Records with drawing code
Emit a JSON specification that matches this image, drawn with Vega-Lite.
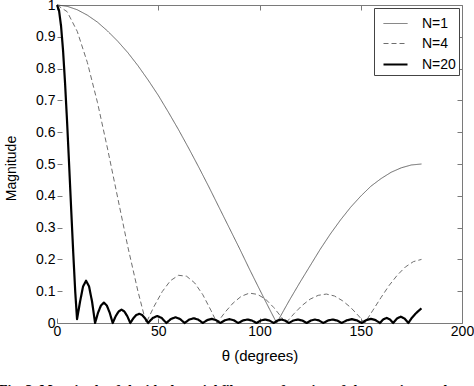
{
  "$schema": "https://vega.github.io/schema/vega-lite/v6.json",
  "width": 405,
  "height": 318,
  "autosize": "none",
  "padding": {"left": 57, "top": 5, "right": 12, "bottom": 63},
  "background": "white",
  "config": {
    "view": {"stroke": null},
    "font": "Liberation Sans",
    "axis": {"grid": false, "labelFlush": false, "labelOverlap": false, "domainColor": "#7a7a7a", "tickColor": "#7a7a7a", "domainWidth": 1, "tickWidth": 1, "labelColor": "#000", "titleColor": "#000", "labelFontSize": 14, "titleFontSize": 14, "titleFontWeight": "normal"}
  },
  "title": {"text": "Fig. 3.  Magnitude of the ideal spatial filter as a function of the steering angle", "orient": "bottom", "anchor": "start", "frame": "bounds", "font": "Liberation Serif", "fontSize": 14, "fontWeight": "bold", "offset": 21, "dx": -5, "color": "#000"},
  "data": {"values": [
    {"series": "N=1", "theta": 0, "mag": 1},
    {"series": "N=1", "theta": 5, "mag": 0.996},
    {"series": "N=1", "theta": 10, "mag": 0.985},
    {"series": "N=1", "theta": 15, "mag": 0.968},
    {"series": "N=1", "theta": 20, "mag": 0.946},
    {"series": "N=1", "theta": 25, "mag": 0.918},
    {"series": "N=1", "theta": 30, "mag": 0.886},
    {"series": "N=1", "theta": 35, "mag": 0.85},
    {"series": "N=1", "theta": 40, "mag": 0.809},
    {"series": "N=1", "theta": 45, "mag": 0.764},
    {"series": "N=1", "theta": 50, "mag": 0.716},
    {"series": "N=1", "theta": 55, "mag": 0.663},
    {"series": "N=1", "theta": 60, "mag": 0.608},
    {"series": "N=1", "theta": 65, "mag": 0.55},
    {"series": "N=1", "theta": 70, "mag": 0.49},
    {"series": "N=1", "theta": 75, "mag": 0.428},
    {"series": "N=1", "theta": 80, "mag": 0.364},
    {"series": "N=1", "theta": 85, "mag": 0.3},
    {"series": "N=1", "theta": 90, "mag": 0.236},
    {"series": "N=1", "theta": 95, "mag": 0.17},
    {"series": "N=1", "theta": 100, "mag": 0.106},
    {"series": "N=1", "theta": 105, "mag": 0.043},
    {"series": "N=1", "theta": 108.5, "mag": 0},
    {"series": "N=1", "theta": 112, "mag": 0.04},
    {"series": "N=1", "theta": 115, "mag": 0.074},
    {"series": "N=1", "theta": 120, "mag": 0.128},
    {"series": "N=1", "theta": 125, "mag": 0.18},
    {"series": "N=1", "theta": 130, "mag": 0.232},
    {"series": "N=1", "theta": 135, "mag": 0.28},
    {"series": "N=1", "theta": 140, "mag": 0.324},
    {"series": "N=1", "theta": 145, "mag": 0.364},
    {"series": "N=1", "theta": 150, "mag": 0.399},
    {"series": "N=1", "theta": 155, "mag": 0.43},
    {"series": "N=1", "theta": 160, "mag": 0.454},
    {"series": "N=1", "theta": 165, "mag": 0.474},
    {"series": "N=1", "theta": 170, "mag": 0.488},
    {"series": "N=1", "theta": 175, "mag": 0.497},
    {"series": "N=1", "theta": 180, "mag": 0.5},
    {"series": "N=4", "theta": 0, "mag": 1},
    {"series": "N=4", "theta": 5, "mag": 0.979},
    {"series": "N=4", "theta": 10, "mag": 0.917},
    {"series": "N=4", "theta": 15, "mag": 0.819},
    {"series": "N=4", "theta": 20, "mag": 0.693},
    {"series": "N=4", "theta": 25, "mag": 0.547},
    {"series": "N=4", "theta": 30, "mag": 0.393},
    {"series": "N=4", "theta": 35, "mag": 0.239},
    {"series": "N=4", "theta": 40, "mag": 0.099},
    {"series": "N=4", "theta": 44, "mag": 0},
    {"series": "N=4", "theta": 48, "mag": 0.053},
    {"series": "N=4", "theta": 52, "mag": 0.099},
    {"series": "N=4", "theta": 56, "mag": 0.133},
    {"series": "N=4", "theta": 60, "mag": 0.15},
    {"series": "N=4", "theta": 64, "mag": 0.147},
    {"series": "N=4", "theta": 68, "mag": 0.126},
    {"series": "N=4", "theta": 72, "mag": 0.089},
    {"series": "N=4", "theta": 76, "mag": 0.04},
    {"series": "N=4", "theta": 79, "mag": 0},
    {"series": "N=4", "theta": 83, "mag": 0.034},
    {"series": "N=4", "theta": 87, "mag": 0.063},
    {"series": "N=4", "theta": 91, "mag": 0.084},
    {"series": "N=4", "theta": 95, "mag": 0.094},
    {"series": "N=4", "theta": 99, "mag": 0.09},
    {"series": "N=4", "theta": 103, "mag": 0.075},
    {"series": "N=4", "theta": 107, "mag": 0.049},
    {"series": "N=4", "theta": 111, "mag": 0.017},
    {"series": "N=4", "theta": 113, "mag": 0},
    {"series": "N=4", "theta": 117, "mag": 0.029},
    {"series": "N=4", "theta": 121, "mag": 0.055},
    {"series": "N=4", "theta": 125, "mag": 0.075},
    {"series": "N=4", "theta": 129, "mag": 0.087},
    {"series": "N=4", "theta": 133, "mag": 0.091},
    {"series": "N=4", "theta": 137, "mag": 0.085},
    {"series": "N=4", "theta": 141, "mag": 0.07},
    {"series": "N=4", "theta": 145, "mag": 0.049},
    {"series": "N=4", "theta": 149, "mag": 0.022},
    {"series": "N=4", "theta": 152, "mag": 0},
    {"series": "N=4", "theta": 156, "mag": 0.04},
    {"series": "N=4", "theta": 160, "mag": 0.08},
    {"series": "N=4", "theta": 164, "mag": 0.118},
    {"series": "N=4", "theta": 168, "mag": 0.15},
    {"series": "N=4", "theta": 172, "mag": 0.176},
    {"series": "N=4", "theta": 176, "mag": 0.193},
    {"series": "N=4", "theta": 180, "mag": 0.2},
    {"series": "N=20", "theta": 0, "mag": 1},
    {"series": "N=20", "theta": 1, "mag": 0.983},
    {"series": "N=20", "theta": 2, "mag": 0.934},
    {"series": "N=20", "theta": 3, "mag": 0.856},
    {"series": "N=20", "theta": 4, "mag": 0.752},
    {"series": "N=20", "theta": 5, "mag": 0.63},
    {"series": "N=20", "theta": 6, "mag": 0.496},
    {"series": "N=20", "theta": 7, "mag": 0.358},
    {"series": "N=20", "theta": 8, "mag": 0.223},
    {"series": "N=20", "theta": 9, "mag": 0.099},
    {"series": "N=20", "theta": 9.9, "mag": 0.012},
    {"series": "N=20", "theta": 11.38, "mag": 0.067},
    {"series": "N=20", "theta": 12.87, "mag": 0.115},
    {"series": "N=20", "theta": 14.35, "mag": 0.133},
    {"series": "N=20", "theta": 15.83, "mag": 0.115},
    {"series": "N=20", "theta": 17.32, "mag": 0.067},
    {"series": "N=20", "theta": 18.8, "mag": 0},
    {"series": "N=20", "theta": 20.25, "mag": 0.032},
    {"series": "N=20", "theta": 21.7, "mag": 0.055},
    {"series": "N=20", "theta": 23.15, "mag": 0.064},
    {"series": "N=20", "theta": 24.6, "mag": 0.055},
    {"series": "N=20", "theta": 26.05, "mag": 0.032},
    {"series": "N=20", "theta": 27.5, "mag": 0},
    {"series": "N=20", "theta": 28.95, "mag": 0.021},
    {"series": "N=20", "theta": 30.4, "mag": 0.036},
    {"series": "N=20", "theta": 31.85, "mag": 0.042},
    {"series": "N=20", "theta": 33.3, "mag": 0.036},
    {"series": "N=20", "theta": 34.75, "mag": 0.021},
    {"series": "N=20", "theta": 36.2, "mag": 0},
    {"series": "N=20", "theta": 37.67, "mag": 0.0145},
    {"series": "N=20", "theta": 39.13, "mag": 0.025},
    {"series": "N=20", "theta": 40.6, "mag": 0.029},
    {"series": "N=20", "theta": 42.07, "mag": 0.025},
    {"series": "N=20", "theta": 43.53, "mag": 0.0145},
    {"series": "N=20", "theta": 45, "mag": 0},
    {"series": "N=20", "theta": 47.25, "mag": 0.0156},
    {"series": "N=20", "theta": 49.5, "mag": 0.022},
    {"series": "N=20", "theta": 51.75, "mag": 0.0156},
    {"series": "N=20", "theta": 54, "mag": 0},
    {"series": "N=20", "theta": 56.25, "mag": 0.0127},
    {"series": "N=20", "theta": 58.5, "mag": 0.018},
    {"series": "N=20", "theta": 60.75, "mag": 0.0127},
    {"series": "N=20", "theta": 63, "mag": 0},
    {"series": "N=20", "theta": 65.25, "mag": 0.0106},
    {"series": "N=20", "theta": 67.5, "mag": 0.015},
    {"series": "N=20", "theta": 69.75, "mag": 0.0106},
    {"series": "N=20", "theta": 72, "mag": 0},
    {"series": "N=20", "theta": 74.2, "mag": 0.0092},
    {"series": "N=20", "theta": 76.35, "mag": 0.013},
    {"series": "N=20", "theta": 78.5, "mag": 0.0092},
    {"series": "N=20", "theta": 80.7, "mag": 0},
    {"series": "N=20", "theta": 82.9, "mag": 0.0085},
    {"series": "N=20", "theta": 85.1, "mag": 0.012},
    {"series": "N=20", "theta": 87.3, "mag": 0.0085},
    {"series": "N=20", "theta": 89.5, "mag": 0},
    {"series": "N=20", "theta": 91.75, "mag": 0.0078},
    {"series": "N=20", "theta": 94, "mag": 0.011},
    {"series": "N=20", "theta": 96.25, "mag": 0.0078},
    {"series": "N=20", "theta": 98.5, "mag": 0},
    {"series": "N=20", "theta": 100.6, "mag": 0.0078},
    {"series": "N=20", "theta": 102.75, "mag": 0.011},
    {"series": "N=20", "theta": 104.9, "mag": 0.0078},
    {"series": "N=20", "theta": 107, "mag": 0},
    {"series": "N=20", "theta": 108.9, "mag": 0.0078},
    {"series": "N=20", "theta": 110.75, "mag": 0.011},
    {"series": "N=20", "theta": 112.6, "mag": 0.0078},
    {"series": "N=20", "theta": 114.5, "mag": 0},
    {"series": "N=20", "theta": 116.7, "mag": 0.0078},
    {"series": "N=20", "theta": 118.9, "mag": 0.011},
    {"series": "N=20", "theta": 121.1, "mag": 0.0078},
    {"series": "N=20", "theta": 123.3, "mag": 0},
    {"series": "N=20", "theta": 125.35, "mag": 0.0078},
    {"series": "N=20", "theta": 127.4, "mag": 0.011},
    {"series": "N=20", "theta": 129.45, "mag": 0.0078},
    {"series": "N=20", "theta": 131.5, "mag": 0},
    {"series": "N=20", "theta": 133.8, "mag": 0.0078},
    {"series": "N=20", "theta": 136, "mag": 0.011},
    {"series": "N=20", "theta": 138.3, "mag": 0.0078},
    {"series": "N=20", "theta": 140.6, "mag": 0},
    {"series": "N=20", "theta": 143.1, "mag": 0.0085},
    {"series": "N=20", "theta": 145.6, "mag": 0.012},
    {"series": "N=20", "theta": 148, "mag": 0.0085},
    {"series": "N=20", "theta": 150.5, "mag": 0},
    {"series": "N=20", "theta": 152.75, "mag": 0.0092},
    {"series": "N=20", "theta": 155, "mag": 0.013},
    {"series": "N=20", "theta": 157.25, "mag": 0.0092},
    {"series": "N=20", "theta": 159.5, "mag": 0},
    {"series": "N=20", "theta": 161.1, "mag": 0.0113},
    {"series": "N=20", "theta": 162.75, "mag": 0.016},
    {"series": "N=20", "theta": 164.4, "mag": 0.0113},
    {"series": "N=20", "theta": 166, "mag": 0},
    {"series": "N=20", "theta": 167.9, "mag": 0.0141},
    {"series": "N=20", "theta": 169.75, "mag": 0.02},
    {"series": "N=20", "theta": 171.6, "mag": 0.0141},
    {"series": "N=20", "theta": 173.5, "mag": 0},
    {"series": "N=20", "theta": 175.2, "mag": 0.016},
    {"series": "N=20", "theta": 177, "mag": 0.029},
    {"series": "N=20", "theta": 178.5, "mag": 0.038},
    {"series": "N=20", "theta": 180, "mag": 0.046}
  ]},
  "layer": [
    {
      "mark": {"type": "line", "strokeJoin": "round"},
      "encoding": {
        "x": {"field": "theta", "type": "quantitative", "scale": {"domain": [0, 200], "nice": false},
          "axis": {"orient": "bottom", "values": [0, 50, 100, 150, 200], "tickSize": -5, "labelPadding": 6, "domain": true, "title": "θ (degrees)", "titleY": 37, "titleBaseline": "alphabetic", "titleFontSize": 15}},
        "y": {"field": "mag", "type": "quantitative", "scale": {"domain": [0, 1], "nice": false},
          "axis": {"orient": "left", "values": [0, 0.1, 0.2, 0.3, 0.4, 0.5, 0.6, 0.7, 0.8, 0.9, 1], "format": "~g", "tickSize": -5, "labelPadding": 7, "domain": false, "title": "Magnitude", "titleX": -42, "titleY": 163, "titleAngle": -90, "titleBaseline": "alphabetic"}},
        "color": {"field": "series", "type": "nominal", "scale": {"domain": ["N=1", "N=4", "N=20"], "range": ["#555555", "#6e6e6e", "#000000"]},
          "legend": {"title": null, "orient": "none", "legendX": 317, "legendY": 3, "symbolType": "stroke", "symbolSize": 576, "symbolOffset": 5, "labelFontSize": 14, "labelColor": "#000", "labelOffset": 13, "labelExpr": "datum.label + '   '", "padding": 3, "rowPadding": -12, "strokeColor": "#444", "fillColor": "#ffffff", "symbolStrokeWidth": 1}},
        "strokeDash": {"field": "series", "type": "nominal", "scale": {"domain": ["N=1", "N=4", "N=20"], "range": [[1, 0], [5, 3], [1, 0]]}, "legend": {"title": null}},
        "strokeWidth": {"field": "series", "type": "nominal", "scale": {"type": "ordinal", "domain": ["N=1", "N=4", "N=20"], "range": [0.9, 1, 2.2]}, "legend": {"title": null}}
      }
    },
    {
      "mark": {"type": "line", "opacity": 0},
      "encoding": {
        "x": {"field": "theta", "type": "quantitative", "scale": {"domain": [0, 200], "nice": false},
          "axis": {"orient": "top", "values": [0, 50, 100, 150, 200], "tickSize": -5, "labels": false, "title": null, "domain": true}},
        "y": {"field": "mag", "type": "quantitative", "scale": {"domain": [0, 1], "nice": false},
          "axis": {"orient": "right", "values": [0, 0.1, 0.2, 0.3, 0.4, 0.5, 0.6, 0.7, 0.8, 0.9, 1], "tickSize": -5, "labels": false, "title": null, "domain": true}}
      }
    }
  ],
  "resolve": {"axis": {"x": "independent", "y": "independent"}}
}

==

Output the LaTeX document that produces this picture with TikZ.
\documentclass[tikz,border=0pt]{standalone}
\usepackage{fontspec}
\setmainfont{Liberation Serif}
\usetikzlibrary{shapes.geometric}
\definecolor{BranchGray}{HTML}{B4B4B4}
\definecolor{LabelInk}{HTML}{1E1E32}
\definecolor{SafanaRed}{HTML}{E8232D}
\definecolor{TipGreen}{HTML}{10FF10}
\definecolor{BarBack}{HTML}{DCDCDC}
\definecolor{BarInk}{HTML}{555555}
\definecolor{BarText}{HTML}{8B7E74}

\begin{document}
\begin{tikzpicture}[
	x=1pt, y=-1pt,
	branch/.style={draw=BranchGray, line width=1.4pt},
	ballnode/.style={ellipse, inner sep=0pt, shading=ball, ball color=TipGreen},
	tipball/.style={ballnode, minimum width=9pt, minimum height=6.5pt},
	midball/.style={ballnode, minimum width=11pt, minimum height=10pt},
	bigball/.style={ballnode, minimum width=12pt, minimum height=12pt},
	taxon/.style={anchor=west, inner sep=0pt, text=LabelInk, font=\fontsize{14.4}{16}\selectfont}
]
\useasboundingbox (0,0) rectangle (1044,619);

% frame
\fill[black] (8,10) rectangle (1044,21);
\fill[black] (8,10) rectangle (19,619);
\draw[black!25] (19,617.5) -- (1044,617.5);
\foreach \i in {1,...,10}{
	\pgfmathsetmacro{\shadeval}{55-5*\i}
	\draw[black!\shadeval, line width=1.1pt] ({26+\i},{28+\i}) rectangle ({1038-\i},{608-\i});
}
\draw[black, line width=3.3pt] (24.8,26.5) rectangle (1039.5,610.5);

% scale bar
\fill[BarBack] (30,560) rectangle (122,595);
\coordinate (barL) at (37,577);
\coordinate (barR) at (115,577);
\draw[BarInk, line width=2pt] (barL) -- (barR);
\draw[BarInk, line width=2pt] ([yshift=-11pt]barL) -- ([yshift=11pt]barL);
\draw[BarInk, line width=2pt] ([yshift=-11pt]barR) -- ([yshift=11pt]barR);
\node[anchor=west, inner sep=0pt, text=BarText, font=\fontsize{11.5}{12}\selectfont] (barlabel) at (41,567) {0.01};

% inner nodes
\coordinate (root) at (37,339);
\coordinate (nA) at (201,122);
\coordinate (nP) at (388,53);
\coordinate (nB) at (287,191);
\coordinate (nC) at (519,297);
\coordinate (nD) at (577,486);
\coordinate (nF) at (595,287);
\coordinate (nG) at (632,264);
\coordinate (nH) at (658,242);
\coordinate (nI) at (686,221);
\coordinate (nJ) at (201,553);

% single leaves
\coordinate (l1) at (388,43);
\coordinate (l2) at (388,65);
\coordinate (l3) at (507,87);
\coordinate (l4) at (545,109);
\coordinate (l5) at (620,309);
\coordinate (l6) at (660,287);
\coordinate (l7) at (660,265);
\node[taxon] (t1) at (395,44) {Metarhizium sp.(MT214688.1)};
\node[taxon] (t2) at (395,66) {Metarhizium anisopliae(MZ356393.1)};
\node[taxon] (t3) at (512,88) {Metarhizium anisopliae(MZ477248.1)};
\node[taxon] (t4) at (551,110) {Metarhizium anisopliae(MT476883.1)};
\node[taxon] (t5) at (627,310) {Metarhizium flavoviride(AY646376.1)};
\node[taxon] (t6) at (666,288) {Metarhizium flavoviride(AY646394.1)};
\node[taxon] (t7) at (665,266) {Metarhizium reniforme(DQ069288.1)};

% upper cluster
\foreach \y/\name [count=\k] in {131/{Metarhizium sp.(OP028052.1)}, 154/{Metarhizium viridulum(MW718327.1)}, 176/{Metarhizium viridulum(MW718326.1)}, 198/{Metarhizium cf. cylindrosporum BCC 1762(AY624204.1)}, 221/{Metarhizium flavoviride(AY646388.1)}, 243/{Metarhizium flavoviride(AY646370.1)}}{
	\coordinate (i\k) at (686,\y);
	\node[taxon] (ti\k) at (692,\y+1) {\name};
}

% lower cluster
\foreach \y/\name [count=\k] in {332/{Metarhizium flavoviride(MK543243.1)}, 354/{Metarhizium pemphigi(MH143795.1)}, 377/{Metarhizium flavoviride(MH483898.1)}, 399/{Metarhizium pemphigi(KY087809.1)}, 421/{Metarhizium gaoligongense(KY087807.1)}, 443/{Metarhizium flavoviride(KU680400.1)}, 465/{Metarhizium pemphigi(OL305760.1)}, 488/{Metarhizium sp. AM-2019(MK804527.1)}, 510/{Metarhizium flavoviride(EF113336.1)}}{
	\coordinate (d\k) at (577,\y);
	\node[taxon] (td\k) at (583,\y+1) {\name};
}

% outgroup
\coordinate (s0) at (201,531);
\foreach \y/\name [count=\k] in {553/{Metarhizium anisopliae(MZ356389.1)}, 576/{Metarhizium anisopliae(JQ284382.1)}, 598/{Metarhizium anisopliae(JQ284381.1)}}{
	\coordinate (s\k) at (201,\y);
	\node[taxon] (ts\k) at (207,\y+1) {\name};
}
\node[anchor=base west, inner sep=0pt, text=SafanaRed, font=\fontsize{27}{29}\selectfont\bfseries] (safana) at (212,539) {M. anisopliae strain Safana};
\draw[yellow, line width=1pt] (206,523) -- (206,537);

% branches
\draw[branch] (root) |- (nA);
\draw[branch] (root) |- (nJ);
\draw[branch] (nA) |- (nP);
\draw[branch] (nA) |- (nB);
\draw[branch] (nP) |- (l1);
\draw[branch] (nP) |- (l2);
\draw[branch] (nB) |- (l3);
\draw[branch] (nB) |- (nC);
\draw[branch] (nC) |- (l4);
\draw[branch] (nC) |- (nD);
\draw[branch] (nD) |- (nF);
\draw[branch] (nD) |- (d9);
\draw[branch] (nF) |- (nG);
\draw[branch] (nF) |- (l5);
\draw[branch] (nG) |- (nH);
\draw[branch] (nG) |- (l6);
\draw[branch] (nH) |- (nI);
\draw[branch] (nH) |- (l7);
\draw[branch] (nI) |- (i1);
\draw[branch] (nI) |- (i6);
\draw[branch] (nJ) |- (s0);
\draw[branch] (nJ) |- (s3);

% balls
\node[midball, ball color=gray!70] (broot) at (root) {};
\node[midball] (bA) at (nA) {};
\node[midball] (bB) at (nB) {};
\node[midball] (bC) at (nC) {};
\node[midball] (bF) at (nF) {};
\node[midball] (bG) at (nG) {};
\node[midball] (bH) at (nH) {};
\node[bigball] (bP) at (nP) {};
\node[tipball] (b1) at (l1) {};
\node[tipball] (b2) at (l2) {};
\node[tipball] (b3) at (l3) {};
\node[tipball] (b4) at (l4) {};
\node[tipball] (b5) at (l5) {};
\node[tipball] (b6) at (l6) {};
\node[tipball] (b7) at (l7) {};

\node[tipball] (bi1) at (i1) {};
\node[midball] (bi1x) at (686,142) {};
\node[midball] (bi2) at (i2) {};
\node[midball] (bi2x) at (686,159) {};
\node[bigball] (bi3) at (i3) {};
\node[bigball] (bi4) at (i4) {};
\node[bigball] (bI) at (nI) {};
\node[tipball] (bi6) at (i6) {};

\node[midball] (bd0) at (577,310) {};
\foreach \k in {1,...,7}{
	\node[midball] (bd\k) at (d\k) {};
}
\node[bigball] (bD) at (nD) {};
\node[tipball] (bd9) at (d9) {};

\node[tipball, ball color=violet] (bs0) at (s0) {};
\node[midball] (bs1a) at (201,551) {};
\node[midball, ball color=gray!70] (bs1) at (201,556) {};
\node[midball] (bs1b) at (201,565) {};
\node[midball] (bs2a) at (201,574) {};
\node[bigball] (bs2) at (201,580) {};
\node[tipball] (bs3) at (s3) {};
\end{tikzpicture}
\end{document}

==

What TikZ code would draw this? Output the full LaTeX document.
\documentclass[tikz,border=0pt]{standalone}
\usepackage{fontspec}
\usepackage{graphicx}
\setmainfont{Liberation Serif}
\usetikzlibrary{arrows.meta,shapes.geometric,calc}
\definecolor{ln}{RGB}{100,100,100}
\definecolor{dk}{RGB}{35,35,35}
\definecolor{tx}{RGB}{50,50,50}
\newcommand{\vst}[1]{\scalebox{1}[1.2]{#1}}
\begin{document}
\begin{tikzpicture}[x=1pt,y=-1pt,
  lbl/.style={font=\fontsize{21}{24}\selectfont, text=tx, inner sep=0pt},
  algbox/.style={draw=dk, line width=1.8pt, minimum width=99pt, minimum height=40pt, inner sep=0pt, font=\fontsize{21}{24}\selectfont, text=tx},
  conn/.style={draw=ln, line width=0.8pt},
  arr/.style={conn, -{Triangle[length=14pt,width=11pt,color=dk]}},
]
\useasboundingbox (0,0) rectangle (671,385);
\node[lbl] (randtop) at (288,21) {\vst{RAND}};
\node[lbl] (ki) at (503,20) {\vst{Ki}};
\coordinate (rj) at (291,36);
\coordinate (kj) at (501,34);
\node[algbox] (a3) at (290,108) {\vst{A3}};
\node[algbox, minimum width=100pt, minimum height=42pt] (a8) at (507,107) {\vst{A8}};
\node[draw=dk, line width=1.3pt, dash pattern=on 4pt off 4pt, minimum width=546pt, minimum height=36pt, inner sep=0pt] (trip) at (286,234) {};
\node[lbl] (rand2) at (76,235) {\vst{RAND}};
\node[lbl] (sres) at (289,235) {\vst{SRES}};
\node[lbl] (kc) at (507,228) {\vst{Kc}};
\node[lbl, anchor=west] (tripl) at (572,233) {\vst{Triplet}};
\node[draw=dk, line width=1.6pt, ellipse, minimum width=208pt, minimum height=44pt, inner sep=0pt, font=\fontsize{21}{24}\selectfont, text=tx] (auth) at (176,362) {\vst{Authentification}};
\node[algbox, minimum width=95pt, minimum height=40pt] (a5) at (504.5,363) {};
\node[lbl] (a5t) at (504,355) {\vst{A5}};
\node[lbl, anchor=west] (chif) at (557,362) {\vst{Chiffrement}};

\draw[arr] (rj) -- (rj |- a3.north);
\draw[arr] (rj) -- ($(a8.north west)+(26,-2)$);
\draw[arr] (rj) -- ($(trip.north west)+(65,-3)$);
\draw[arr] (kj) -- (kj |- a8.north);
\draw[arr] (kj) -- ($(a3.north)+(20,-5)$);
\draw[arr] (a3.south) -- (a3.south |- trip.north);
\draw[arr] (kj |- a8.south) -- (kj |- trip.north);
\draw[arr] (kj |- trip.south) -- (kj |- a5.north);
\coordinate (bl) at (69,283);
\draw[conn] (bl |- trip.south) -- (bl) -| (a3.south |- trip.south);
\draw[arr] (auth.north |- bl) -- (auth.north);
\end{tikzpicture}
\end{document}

Written exercise:
Report how many lines in this data include the string "that", and nothing else.

Reply to the exercise:
2